The strikes are popular among voters, and help support Obama’s relatively high public support for his anti-terror policies.

“I’m here today because President Obama has instructed us to be more open with the American people about these efforts,” Brennan said April 30 at the Woodrow Wilson International Center for Scholars.

The strikes are needed to kill al-Qaida leaders because “if given the chance, they will gladly strike again and kill more of our citizens,” Brennan said as he outlined the administrations’s legal claims, bureaucratic procedures and military priorities when planning drone strikes.

The strikes were loudly criticized by progressive lawyers and advocates — such as Code Pink — when they were directed by Bush.

But those complaints have been muted while Obama is in power. (SEE ALSO: Liberal anti-war groups condemn Obama, praise Ron Paul)

Libertarians have also opposed many of the strikes, seeing them as an unwarranted expansion of government power.

Those worries have been boosted by the administration’s deliberate killing of at least one American citizen — a radical Saudi-American imam — and its killing of the imam’s teenage son.

Those anti-drone arguments will likely be revived by the left-wing advocates if Obama is voted out of office. But Obama’s support for Bush’s policies will greatly strengthen their long-term political and legal power.

“The debate will continue, no question,” said Jane Harmon, a former Democratic representative who is now director of the Wilson center.

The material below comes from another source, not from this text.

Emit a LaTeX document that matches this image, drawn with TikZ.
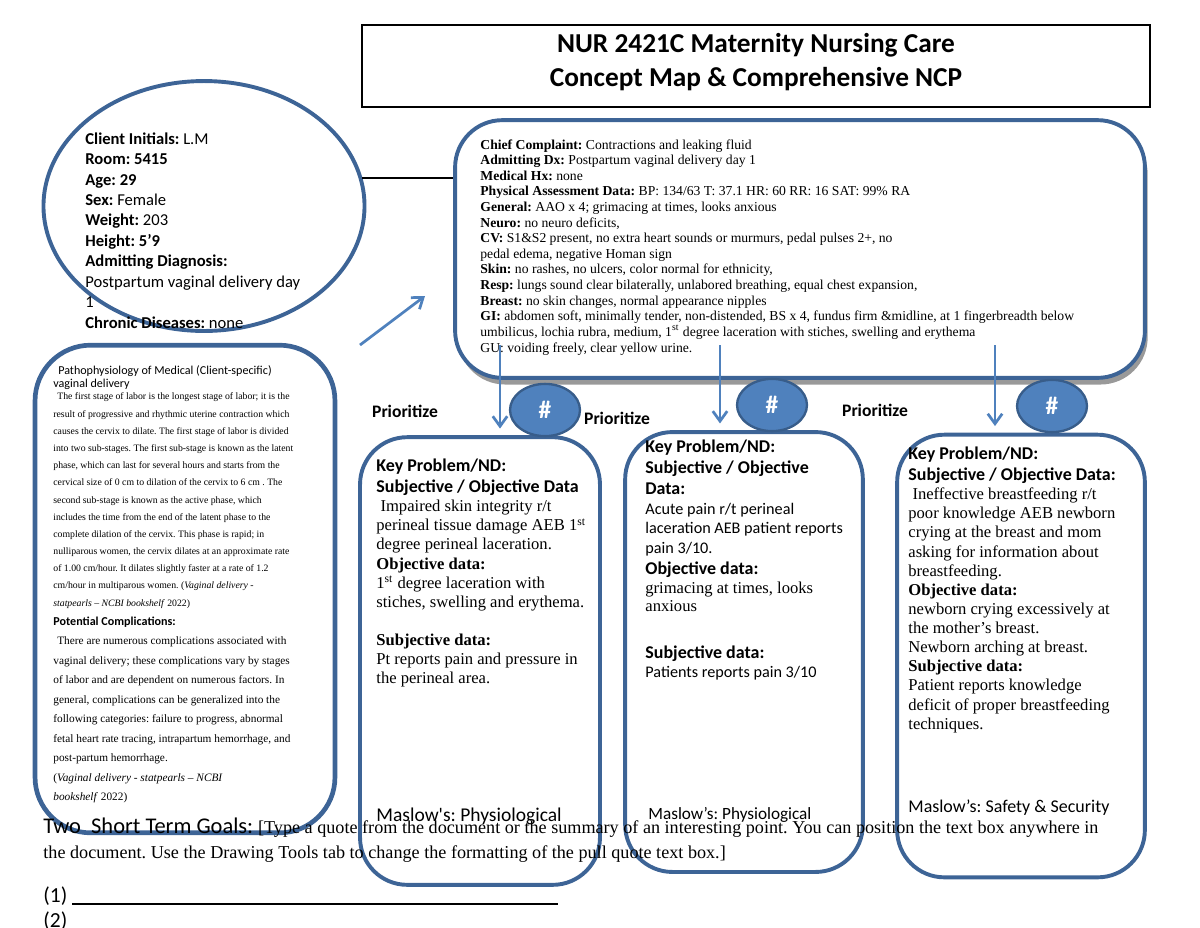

For example, Jameel Jaffer, the ACLU’s deputy legal director denounced Brennan’s claims. “The administration should release the evidence it relied on to conclude that an American citizen [the Saudi-American imam] could be killed without charge, trial, or judicial process of any kind.”

However, Brennan offered some reassurances to the left-of center advocates, which include both progressive lawyers and Islamist political groups.

The strikes are carefully directed to minimize civilian casualties, and are only aimed at al-Qaida and its armed allies, Brennan said. That description excludes Islamist groups that are trying to use democracy to impose strict Islamic laws on countries.

Brennan tacitly accepted the growing role of Islamist groups in Arab states, following Obama’s tacit support in 2011 for the removal of Egyptian dictator Hosni Mubarak.

Instead of launching attacks, Islamist groups “can in fact participate meaningfully in the political system” in Egypt, Libya, Tunisia and other countries, he said.

But, he said, “this is going to take some time for these systems to be able to mature sufficiently so there can be a very robust and democratic system there.”

In contrast, al-Qaida “is the antithesis of the peace, tolerance and humanity that is at the heart of Islam,” Brennan declared. Al-Qaida is a “malignant tumor,” he added.

Nonetheless, Brennan’s depiction of Islam as a peaceful religion was hedged by his recognition of Muslim terror groups in multiple countries, including Yemen, Pakistan, Somalia, Mali and Nigeria.

In northern Nigeria, an Islamist group cites Islamic scriptures to justify attacks on Christian churches and villages, on bars and on police stations. The group is called Boko Haram, which means “Western Education is sinful.”

“There is a domestic challenge that Boko Haram poses to Nigeria,” Brennan admitted. “As we well know, there is the North/South struggle within Nigeria and tension between Muslim and Christian communities,” he admitted.